---------- Extracted information ----------

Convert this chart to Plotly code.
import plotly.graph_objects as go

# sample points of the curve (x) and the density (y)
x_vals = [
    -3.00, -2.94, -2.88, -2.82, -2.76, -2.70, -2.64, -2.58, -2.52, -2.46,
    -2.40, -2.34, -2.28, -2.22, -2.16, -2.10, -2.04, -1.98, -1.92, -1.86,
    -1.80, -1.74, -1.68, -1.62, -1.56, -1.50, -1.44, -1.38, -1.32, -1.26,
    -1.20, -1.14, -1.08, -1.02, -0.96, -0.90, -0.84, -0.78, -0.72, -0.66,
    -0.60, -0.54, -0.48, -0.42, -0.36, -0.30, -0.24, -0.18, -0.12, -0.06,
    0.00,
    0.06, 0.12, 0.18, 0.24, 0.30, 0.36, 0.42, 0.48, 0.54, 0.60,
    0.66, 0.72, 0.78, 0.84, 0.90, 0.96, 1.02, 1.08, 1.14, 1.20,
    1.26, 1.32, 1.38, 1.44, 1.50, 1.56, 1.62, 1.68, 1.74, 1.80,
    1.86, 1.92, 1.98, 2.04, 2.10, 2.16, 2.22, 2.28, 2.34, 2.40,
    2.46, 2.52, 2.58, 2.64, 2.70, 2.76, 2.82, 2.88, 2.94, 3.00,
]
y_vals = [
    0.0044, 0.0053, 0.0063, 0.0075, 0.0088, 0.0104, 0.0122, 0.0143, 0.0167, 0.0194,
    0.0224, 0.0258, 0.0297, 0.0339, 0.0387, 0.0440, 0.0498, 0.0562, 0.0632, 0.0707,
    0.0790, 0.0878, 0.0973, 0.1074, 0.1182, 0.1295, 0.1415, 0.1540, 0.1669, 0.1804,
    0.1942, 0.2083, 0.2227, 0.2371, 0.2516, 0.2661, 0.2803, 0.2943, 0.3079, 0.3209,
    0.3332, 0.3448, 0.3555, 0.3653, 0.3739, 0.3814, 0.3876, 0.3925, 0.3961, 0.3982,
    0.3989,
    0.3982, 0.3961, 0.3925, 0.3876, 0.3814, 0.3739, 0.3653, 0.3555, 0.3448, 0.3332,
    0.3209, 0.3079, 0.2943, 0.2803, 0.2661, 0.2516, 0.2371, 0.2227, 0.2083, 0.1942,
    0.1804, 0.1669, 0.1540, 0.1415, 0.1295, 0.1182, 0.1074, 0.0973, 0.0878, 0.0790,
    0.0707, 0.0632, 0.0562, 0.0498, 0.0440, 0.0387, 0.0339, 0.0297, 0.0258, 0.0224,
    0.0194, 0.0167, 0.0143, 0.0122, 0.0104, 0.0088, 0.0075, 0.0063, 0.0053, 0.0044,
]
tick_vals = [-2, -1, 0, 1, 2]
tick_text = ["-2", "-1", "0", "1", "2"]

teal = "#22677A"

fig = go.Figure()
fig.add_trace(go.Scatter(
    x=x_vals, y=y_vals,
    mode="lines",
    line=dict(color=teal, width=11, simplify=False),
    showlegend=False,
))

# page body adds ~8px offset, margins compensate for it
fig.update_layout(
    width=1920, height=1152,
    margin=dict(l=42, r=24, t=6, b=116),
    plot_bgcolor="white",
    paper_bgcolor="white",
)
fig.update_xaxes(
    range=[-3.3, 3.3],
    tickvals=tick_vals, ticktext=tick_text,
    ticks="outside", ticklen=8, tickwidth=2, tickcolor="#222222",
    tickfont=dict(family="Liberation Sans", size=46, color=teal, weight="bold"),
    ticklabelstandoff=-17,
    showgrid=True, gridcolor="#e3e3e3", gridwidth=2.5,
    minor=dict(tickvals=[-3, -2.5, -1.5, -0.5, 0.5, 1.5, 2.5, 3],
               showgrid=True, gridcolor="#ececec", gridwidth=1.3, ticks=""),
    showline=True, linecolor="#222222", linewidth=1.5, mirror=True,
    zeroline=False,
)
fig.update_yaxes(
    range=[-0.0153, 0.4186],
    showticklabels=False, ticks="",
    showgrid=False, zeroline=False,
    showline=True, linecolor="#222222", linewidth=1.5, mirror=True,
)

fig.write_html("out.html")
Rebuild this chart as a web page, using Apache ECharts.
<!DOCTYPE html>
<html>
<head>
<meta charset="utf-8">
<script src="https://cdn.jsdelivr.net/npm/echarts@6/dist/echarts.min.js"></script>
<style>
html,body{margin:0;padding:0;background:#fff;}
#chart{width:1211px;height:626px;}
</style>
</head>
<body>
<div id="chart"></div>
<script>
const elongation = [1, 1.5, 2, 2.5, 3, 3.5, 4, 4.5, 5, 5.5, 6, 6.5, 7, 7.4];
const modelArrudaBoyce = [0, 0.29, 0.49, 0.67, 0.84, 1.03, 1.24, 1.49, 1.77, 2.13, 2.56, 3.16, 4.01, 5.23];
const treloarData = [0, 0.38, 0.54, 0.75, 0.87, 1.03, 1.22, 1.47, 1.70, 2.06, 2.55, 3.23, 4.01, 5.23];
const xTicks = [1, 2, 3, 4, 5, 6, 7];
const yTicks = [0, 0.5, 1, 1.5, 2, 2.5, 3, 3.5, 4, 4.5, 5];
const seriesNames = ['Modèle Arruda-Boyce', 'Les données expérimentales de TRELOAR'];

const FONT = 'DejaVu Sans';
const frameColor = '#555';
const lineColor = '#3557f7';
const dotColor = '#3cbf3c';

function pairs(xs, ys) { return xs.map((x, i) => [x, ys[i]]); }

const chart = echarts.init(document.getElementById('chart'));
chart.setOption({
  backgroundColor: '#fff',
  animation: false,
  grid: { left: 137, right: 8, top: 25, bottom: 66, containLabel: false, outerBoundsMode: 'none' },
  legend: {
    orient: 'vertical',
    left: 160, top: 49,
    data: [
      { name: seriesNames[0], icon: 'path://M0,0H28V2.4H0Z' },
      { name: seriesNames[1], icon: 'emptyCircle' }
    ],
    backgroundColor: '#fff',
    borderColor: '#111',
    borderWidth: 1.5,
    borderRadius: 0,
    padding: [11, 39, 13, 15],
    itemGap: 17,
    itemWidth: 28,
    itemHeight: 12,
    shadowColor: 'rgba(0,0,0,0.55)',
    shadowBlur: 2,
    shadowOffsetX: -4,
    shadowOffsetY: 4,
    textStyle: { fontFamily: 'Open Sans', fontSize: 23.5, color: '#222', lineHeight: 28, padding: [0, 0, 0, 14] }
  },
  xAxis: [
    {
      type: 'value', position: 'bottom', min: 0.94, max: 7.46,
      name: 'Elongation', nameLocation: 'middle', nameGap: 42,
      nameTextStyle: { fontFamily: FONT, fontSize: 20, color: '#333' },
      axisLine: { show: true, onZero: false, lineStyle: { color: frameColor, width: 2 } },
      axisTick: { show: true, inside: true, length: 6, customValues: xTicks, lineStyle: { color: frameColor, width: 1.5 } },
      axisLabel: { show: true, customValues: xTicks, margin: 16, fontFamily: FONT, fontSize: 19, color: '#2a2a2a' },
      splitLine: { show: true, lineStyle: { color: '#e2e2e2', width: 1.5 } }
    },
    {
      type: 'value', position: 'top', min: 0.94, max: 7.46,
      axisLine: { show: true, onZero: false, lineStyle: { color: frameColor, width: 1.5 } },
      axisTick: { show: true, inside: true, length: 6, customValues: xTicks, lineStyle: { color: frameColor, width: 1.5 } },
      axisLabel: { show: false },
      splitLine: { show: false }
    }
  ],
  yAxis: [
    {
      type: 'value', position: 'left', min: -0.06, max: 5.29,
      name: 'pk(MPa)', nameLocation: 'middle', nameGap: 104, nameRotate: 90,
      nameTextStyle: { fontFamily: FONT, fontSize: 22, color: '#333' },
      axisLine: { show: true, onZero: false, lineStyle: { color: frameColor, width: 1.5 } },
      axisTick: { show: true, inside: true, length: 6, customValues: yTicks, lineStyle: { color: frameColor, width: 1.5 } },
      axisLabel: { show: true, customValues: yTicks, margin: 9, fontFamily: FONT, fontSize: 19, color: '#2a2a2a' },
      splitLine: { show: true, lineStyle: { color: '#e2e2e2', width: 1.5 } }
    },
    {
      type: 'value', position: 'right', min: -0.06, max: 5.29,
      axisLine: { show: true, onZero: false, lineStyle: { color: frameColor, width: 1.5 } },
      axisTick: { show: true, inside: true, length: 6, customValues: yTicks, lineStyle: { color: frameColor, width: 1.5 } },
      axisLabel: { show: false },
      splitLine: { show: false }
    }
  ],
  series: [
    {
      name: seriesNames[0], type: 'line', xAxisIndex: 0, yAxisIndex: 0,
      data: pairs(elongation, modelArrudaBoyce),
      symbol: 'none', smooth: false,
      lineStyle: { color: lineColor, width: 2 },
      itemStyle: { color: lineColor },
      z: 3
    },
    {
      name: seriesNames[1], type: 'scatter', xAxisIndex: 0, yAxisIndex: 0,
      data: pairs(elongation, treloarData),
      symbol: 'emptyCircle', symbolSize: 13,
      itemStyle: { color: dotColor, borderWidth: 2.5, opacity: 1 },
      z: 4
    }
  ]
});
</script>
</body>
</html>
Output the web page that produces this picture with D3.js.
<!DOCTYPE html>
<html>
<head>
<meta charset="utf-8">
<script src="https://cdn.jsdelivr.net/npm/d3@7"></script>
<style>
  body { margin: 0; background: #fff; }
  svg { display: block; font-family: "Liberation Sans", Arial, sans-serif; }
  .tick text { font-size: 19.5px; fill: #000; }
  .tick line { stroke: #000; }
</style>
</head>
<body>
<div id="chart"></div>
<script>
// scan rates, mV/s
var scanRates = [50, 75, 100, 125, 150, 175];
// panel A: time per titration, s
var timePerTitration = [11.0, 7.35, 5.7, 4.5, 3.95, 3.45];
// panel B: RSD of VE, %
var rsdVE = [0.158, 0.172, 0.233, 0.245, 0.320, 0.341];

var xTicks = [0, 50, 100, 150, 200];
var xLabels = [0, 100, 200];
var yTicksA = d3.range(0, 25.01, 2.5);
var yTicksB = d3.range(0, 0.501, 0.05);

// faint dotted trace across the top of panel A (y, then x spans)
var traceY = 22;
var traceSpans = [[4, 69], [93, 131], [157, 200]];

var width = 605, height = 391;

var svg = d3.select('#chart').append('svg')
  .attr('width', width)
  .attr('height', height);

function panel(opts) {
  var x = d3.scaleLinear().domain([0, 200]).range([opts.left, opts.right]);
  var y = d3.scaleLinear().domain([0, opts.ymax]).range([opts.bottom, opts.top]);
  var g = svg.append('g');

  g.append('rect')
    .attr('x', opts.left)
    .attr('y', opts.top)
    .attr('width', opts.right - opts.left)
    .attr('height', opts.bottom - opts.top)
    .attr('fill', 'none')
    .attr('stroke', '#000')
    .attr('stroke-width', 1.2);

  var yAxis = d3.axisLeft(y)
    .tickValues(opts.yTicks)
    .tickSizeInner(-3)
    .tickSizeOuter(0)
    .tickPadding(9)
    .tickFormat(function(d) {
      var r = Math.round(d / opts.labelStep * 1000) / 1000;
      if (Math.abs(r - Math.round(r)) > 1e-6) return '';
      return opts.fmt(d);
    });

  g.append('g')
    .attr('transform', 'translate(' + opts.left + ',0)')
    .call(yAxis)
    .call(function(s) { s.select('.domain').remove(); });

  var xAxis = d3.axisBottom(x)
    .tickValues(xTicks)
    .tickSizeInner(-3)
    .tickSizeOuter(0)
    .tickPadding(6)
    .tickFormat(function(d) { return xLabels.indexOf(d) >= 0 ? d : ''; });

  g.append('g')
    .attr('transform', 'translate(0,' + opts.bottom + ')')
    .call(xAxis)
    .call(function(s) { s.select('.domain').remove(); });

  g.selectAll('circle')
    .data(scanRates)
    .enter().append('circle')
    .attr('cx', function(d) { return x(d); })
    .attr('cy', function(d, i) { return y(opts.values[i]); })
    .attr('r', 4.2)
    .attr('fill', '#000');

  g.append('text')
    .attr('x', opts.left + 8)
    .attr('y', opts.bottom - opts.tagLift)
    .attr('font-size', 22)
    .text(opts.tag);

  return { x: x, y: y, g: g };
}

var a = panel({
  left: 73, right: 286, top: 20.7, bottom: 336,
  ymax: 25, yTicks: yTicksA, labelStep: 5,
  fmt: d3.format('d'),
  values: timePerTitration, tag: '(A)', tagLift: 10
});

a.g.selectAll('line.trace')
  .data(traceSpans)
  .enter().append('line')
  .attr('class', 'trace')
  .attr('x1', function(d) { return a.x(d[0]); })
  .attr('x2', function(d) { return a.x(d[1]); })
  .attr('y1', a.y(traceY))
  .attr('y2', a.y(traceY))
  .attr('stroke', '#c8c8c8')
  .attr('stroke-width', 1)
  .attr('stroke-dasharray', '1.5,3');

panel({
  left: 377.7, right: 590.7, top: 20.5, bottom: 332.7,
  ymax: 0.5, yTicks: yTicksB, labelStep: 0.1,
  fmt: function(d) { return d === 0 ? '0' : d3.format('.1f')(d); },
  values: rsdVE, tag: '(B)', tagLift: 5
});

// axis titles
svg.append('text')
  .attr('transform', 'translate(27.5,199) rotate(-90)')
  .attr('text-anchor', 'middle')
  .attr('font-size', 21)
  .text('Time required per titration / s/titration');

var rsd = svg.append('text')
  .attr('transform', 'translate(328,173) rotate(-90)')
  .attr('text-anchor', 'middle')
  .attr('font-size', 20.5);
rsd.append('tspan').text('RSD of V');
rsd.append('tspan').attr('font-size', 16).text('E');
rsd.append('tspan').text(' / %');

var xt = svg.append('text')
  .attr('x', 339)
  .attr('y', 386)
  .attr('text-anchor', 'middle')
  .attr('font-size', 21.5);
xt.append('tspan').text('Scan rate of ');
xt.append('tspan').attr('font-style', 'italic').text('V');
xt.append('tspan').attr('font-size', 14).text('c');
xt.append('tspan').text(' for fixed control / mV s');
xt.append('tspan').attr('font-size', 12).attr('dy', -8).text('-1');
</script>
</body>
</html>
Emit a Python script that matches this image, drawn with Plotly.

----------

_Given exercise_
Look above and repeat, character for character, the lines from the first one to the line with "import plotly.graph_objects as go", counting both.

_Solution for this problem_
Convert this chart to Plotly code.
import plotly.graph_objects as go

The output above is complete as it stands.